Can a Child Be a Contingent Beneficiary?
Understand the legal and practical steps for naming a child as a beneficiary to avoid common pitfalls and ensure their inheritance is properly managed.
Understand the legal and practical steps for naming a child as a beneficiary to avoid common pitfalls and ensure their inheritance is properly managed.
It is legally permissible to name a child as a contingent beneficiary for assets like life insurance policies or retirement accounts. A contingent beneficiary receives assets if the primary beneficiary is deceased or unable to accept them. However, naming a minor directly can introduce legal hurdles because individuals under the age of 18 cannot legally manage financial assets. Proper planning is necessary to ensure the funds are managed for the child’s benefit.
The law recognizes a minor’s right to own property, including inherited assets. This means a child can legally be the recipient of funds from a will, life insurance policy, or retirement account. The issue is not one of ownership but of control, as individuals under 18 lack the legal capacity to enter into contracts or manage their own financial affairs.
While a child can hold title to an inheritance, they cannot independently access or spend those funds. This restriction requires a legal mechanism to manage the property on their behalf until they reach the age of majority.
When a minor inherits assets directly, financial institutions cannot release the funds to the child. This situation triggers a court process to appoint a legal guardian or conservator for the property. This court-supervised arrangement can be a lengthy and expensive process, involving legal fees that diminish the inheritance and delay access to funds needed for the child’s support.
The court-appointed guardian, who may not be the person the parent would have chosen, must manage the funds under judicial oversight. This includes filing detailed annual accountings with the court and seeking approval for significant expenditures, which adds complexity and cost. This process removes control from the family and places it within a formal legal structure until the child becomes an adult.
To avoid court intervention, two legal tools are commonly used: the Uniform Transfers to Minors Act (UTMA) and a trust. UTMA provides a straightforward way to name an adult custodian to manage assets for the child. This is done on the beneficiary designation form by naming the adult “as custodian for [Minor’s Name] under the [State] UTMA.” The custodian has a fiduciary duty to manage the funds for the minor’s benefit and must turn over the remaining assets when the child reaches the age specified by state law, usually 18 or 21.
A more flexible option is to create a trust. Instead of naming the child, you name the trust itself as the contingent beneficiary. This arrangement allows you to appoint a trustee to manage the funds and provides greater control over how and when the assets are distributed.
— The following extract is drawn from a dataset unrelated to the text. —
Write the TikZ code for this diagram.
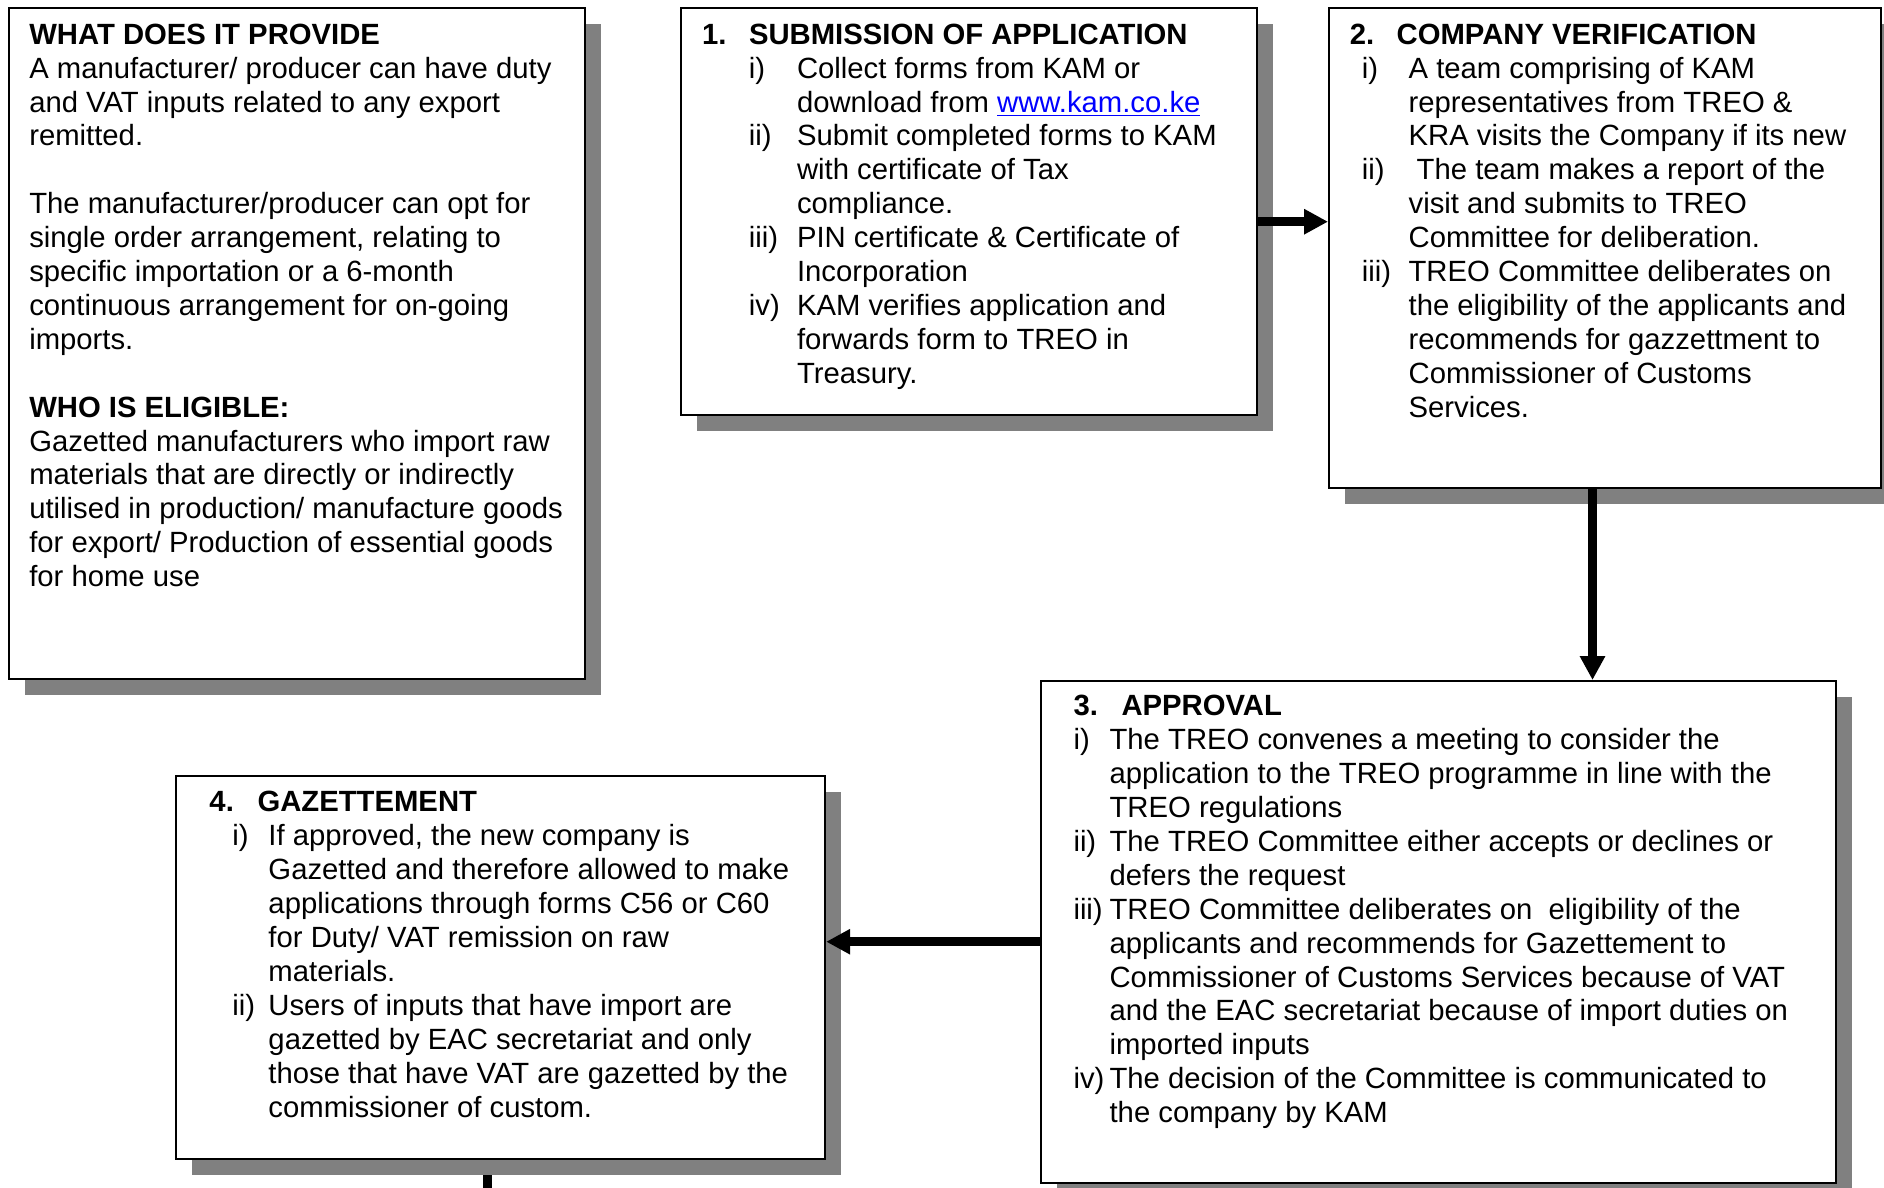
\documentclass[tikz,border=0pt]{standalone}
\usepackage{fontspec}
\setmainfont{Liberation Sans}
\usetikzlibrary{arrows.meta,shadows,backgrounds}
\definecolor{shadowgray}{RGB}{128,128,128}
\definecolor{linkblue}{RGB}{0,0,255}
\tikzset{
  stepbox/.style 2 args={draw, fill=white, line width=0.9pt, anchor=north west, inner sep=0pt,
    minimum width=#1*0.41pt, minimum height=#2*0.41pt,
    drop shadow={shadow xshift=6.5pt, shadow yshift=-6.5pt, fill=shadowgray, opacity=1}},
  txt/.style={anchor=base west, inner sep=0pt, font=\fontsize{12pt}{13.9pt}\selectfont},
  flow/.style={line width=3.5pt, -{Triangle[length=9.8pt,width=9.8pt]}}
}
\begin{document}
\begin{tikzpicture}[x=0.41pt,y=-0.41pt]
  \clip (0,0) rectangle (1884,1187);
  % boxes
  \node[stepbox={576}{671}] (b0) at (8,7) {};
  \node[stepbox={576}{407}] (b1) at (680,7) {};
  \node[stepbox={552}{480}] (b2) at (1328,7) {};
  \node[stepbox={795}{502}] (b3) at (1040,680) {};
  \node[stepbox={649}{383}] (b4) at (175,775) {};
  % what does it provide
  \node[txt] (t0) at (28.8,44.2) {\begin{tabular}[t]{@{}l@{}}
    \textbf{WHAT DOES IT PROVIDE}\\
    A manufacturer/ producer can have duty\\
    and VAT inputs related to any export\\
    remitted.\\
    \\
    The manufacturer/producer can opt for\\
    single order arrangement, relating to\\
    specific importation or a 6-month\\
    continuous arrangement for on-going\\
    imports.\\
    \\
    \textbf{WHO IS ELIGIBLE:}\\
    Gazetted manufacturers who import raw\\
    materials that are directly or indirectly\\
    utilised in production/ manufacture goods\\
    for export/ Production of essential goods\\
    for home use
  \end{tabular}};
  % 1. submission
  \node[txt] (h1) at (701.7,44.2) {\textbf{\makebox[19.2pt][l]{1.}SUBMISSION OF APPLICATION}};
  \node[txt] (l1) at (748.5,78.1) {\begin{tabular}[t]{@{}p{19.7pt}@{}l@{}}
    i) & Collect forms from KAM or\\
       & download from \textcolor{linkblue}{\underline{www.kam.co.ke}}\\
    ii) & Submit completed forms to KAM\\
        & with certificate of Tax\\
        & compliance.\\
    iii) & PIN certificate \& Certificate of\\
         & Incorporation\\
    iv) & KAM verifies application and\\
        & forwards form to TREO in\\
        & Treasury.
  \end{tabular}};
  % 2. verification
  \node[txt] (h2) at (1349.3,44.2) {\textbf{\makebox[19.2pt][l]{2.}COMPANY VERIFICATION}};
  \node[txt] (l2) at (1361.3,78.1) {\begin{tabular}[t]{@{}p{19.2pt}@{}l@{}}
    i) & A team comprising of KAM\\
       & representatives from TREO \&\\
       & KRA visits the Company if its new\\
    ii) & \ The team makes a report of the\\
        & visit and submits to TREO\\
        & Committee for deliberation.\\
    iii) & TREO Committee deliberates on\\
         & the eligibility of the applicants and\\
         & recommends for gazzettment to\\
         & Commissioner of Customs\\
         & Services.
  \end{tabular}};
  % 3. approval
  \node[txt] (h3) at (1073,715.8) {\textbf{\makebox[19.7pt][l]{3.}APPROVAL}};
  \node[txt] (l3) at (1073,749.7) {\begin{tabular}[t]{@{}p{14.8pt}@{}l@{}}
    i) & The TREO convenes a meeting to consider the\\
       & application to the TREO programme in line with the\\
       & TREO regulations\\
    ii) & The TREO Committee either accepts or declines or\\
        & defers the request\\
    iii) & TREO Committee deliberates on\ \ eligibility of the\\
         & applicants and recommends for Gazettement to\\
         & Commissioner of Customs Services because of VAT\\
         & and the EAC secretariat because of import duties on\\
         & imported inputs\\
    iv) & The decision of the Committee is communicated to\\
        & the company by KAM
  \end{tabular}};
  % 4. gazettement
  \node[txt] (h4) at (209,811.9) {\textbf{\makebox[19.7pt][l]{4.}GAZETTEMENT}};
  \node[txt] (l4) at (231.9,845.8) {\begin{tabular}[t]{@{}p{14.8pt}@{}l@{}}
    i) & If approved, the new company is\\
       & Gazetted and therefore allowed to make\\
       & applications through forms C56 or C60\\
       & for Duty/ VAT remission on raw\\
       & materials.\\
    ii) & Users of inputs that have import are\\
        & gazetted by EAC secretariat and only\\
        & those that have VAT are gazetted by the\\
        & commissioner of custom.
  \end{tabular}};
  % arrows
  \draw[flow] (b1.east |- 0,221.7) -- (b2.west |- 0,221.7);
  \draw[flow] (b2.south -| 1592.5,0) -- (b3.north -| 1592.5,0);
  \draw[flow] (b3.west |- 0,941.7) -- (b4.east |- 0,941.7);
  \coordinate (exit) at (487.5,1195);
  \begin{scope}[on background layer]
    \draw[line width=3.5pt] (b4.south -| exit) -- (exit);
  \end{scope}
\end{tikzpicture}
\end{document}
For instance, a trust can specify that funds be used for education or healthcare, and distribution can be staggered at different ages, such as one-third at 25, 30, and 35, offering more protection than the outright distribution required under UTMA.
When completing a beneficiary designation form for a minor, you will need the child’s full legal name, date of birth, and Social Security number. This basic information is necessary for any designation.
If you choose to use the Uniform Transfers to Minors Act (UTMA), you must also provide the full legal name of the adult custodian. The designation must state that the transfer is being made to that individual “as custodian for” the minor under the specific state’s UTMA. For those using a trust, the beneficiary form must list the precise legal name of the trust and the date it was established. Gathering this information beforehand ensures the form is completed correctly.